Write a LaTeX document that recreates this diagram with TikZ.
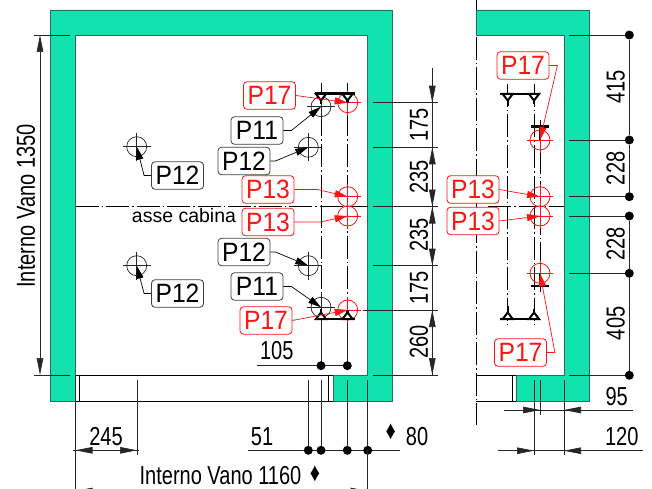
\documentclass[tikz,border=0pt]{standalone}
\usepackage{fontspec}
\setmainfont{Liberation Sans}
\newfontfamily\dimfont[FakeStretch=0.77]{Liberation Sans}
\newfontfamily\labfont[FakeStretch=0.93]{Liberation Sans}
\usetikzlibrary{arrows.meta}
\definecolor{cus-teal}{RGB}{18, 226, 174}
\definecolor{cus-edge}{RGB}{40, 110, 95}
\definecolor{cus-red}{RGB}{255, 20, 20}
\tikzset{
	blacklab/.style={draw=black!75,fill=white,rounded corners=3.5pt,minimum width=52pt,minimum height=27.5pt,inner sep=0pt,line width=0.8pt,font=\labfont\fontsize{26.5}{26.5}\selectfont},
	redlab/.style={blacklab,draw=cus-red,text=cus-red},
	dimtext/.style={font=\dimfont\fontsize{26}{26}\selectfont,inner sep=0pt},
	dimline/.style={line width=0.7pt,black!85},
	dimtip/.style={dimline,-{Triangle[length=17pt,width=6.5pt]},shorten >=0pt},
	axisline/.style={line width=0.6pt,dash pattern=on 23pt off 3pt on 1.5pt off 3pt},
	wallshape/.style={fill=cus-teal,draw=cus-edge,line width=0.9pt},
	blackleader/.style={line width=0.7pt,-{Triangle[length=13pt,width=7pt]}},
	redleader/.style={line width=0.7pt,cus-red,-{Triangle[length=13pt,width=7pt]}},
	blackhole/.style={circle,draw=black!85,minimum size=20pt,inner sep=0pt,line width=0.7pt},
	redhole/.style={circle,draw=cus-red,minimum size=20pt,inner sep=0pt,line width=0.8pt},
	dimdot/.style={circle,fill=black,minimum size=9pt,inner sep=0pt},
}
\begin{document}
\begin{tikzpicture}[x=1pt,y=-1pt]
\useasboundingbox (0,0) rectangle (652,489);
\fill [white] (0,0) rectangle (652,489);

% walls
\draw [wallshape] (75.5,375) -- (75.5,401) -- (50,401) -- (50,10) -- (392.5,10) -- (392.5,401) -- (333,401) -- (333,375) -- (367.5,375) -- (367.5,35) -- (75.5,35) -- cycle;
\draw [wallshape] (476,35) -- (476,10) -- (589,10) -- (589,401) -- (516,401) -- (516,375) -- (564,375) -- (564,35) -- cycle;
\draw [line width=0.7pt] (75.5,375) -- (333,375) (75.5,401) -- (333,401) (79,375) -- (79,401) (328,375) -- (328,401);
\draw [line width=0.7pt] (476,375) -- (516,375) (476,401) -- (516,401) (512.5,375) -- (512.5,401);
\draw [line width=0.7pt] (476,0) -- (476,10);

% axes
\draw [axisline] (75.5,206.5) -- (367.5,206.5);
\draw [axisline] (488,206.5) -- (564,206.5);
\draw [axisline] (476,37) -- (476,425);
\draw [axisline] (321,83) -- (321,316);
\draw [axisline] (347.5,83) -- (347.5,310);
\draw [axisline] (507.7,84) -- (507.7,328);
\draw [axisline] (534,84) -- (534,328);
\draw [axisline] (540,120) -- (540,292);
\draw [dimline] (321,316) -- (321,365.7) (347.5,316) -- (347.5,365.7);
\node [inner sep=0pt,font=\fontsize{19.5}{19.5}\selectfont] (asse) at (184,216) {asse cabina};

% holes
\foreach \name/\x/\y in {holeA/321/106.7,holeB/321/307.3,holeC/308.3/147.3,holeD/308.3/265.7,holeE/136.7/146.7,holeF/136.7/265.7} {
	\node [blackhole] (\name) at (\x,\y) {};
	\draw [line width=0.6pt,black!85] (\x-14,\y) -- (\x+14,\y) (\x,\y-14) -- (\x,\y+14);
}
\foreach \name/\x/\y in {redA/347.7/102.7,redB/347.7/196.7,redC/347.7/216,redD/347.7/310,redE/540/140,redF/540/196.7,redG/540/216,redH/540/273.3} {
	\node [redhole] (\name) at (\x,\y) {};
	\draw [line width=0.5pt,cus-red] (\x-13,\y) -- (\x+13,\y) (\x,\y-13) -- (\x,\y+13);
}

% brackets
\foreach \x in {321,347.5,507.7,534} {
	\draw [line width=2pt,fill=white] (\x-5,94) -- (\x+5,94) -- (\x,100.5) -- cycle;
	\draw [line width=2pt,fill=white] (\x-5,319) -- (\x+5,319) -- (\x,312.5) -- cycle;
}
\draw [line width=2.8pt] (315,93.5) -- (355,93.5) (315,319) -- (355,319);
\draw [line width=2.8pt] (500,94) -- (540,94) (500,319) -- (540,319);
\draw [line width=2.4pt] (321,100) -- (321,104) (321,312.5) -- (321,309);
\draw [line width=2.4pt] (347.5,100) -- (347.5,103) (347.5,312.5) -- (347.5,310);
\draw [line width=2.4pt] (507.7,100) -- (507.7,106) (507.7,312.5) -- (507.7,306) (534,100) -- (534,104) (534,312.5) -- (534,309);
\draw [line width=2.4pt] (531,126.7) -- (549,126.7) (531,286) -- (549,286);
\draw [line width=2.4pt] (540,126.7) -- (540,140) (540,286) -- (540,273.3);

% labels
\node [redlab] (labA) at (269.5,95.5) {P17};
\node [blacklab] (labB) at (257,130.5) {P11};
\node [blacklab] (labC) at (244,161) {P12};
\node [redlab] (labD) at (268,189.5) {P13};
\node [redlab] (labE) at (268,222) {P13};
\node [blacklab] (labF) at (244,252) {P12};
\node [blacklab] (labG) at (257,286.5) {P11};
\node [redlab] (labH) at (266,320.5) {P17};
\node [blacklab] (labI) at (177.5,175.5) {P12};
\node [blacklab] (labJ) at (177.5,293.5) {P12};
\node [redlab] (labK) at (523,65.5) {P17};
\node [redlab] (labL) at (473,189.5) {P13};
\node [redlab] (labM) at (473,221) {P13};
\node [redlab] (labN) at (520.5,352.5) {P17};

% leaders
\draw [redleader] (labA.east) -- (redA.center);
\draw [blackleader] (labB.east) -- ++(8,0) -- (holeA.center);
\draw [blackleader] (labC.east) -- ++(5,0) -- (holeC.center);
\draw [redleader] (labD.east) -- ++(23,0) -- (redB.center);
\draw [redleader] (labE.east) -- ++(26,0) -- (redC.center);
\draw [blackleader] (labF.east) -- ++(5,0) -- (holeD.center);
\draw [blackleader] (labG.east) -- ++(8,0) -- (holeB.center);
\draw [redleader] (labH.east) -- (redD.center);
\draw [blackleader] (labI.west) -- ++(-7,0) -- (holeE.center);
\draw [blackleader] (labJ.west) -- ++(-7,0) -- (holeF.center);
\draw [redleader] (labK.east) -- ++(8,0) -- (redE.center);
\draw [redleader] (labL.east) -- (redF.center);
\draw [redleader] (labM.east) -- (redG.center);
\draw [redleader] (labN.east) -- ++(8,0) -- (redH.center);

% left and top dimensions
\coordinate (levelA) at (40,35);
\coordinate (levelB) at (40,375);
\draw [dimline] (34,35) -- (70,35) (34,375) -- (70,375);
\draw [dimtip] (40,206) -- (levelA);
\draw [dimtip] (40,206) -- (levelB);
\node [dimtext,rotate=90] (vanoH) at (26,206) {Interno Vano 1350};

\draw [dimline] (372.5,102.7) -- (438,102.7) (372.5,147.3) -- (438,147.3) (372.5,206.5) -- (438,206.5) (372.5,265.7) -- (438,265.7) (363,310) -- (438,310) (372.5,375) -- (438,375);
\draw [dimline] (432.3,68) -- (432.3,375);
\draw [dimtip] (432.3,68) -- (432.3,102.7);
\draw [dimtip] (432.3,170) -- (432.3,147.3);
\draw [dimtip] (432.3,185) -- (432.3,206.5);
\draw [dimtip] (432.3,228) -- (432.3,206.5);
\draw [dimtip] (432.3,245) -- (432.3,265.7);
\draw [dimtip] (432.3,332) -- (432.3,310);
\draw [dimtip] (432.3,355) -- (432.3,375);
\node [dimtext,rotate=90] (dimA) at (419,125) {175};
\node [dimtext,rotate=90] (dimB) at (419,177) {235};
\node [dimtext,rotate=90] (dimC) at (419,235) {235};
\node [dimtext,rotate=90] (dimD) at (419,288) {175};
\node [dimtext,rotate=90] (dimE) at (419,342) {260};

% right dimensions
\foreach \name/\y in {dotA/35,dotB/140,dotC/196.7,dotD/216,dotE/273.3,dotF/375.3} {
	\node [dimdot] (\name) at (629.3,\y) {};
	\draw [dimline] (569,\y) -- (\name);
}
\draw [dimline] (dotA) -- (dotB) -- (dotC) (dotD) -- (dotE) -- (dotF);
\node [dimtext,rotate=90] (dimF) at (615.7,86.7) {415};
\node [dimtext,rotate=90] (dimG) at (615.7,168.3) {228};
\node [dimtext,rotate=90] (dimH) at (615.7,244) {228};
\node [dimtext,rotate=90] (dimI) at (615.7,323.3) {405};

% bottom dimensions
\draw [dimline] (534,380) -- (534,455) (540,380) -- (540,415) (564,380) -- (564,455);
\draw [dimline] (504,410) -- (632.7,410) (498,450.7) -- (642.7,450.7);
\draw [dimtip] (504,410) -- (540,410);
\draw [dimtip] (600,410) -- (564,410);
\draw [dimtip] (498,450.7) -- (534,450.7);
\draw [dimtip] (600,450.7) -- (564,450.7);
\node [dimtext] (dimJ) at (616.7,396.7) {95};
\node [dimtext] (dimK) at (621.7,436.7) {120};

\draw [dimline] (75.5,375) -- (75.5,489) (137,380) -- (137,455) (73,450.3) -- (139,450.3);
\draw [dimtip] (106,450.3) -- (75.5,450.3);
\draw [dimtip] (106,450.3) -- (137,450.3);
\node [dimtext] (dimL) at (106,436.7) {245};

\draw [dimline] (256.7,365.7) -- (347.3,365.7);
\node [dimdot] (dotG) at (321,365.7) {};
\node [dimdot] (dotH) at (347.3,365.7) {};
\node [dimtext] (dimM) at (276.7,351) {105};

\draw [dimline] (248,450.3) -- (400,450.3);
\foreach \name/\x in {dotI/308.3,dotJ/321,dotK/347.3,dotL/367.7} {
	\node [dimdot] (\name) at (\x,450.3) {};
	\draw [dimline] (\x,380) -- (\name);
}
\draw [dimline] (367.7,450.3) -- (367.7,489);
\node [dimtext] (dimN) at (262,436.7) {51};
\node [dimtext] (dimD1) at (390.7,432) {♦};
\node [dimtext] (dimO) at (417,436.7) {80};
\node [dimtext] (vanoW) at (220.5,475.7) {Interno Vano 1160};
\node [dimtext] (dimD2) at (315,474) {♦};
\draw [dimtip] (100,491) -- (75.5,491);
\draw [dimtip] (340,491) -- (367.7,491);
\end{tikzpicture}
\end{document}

--

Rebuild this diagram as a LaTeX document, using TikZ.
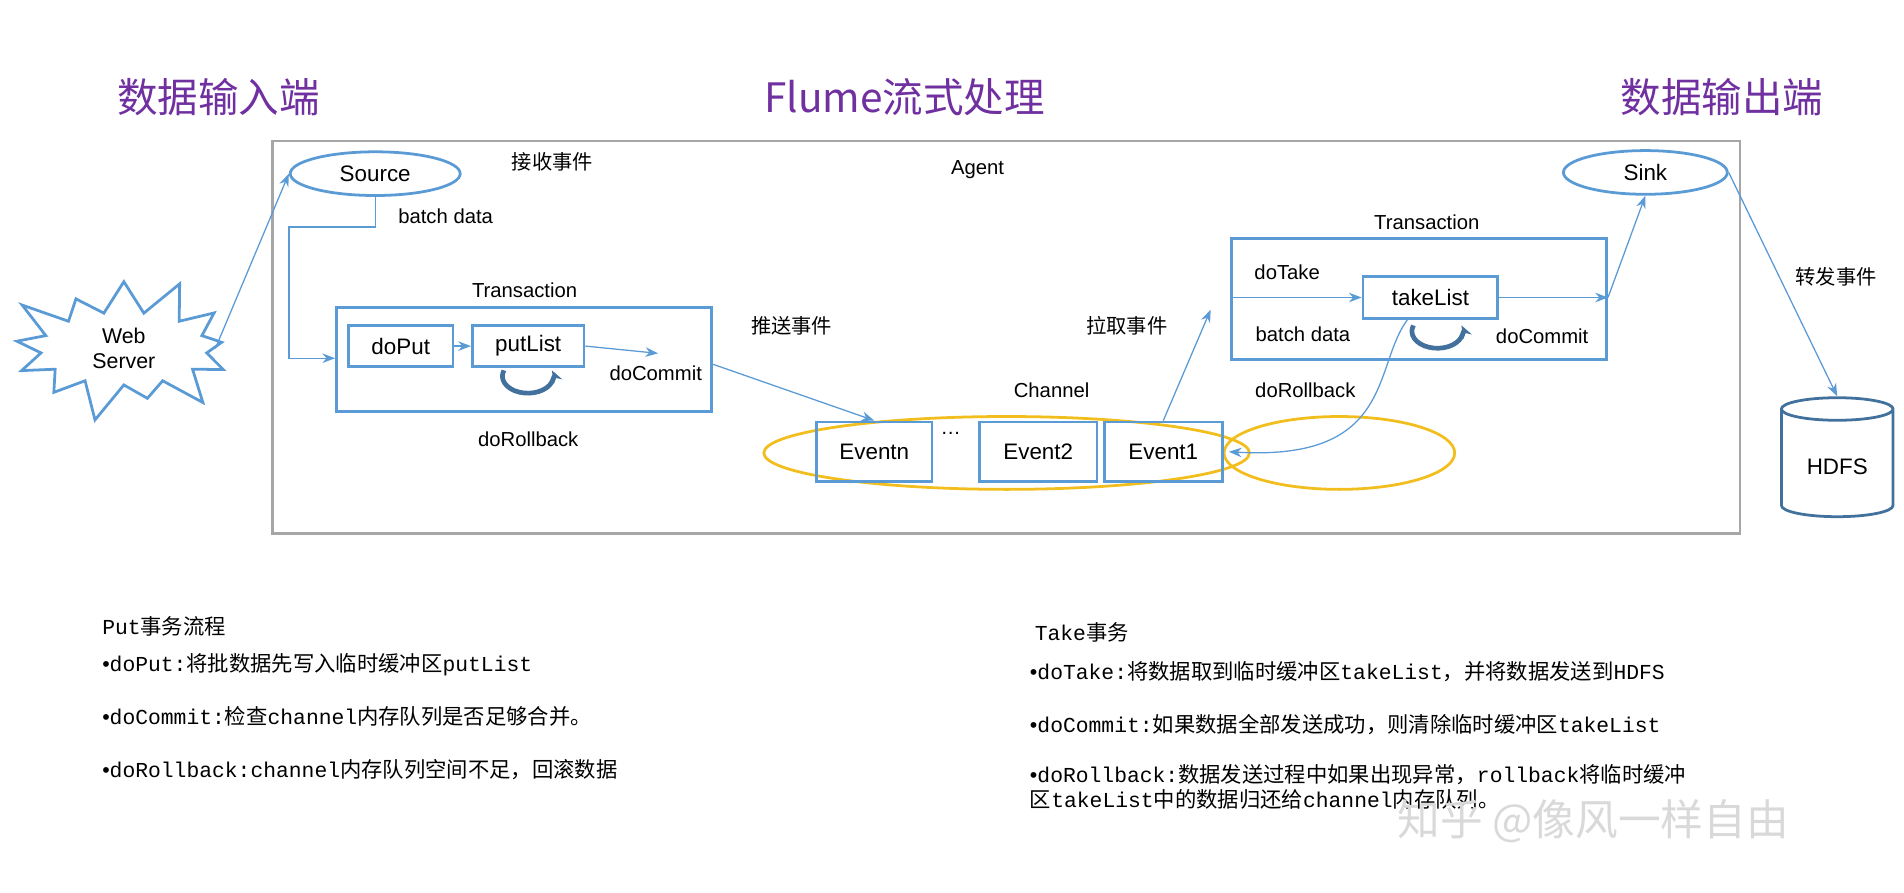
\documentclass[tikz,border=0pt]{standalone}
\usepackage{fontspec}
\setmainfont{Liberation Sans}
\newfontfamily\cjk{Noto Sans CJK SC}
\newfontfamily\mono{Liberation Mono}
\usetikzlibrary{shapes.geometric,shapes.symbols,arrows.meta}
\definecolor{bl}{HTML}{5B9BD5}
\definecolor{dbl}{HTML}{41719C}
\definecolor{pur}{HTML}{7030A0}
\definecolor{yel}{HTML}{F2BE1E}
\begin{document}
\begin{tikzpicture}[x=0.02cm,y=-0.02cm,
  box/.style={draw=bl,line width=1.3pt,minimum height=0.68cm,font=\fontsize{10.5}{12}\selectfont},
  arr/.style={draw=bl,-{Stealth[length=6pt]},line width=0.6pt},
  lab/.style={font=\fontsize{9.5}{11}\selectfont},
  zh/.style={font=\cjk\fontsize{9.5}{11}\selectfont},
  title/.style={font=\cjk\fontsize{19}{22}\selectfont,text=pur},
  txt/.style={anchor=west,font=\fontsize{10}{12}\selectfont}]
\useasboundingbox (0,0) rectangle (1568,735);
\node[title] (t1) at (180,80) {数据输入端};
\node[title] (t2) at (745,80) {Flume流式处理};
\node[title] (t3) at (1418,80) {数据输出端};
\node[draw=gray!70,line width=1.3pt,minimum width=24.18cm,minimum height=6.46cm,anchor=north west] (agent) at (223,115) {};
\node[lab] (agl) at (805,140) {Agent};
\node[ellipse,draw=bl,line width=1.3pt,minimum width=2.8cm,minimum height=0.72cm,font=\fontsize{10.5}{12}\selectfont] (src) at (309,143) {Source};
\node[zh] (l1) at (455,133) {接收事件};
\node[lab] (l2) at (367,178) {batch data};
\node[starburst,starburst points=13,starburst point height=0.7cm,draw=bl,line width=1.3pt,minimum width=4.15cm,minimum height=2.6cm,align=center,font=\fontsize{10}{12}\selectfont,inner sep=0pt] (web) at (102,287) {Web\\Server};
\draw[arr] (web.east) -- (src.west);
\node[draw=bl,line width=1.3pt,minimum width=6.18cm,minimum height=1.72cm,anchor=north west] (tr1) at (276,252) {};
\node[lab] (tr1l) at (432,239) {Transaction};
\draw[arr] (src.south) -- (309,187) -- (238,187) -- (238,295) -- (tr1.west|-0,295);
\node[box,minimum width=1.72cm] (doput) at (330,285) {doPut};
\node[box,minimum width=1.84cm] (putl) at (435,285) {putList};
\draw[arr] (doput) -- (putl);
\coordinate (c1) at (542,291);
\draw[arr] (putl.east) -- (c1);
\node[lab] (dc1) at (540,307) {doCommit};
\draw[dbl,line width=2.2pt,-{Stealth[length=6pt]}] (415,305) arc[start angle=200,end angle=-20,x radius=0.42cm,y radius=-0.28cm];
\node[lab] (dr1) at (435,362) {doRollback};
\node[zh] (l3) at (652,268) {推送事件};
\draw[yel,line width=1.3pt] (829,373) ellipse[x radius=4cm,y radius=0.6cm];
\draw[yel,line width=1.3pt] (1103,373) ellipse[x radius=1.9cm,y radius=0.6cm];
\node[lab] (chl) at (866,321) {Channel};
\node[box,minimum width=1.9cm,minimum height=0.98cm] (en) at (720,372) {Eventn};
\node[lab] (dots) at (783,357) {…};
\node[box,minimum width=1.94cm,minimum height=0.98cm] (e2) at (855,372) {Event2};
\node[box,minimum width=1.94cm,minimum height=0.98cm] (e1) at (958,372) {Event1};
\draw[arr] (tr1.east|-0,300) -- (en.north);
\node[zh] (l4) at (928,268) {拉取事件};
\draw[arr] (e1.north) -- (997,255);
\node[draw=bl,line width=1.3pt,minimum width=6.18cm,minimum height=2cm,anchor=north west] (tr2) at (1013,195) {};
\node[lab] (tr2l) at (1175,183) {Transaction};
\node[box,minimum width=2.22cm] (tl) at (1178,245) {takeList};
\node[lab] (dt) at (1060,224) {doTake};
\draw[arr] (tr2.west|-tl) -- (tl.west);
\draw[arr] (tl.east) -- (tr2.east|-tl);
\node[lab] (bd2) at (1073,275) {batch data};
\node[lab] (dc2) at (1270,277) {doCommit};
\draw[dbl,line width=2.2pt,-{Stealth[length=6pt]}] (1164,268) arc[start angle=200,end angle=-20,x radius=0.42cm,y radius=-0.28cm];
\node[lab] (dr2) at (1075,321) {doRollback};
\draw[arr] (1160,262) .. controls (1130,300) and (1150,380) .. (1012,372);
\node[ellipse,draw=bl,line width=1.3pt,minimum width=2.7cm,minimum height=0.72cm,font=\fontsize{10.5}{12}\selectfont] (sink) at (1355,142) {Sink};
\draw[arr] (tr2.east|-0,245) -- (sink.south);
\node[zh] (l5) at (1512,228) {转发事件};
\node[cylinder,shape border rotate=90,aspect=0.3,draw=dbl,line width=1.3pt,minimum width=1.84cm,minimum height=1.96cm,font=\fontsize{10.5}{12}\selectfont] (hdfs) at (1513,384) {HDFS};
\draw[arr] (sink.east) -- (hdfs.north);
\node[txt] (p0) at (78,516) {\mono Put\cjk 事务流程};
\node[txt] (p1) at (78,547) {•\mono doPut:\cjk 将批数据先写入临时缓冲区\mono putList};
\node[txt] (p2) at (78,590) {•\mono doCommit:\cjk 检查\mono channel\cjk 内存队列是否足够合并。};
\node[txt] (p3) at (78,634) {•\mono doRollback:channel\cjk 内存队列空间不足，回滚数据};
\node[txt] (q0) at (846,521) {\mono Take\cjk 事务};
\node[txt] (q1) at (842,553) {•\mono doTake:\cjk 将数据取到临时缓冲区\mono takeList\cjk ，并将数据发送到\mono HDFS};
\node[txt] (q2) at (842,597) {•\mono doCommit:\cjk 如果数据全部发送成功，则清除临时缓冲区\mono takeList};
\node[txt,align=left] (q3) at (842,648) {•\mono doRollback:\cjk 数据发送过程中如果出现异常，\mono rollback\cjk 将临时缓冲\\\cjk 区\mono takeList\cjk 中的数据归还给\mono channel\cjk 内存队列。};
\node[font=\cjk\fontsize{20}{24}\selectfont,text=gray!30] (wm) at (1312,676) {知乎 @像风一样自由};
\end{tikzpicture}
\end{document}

__SHORT PROBLEM__:
Filter the records above for "diagram" and copy every matching line.

__THE REPLY__:
Write a LaTeX document that recreates this diagram with TikZ.
Rebuild this diagram as a LaTeX document, using TikZ.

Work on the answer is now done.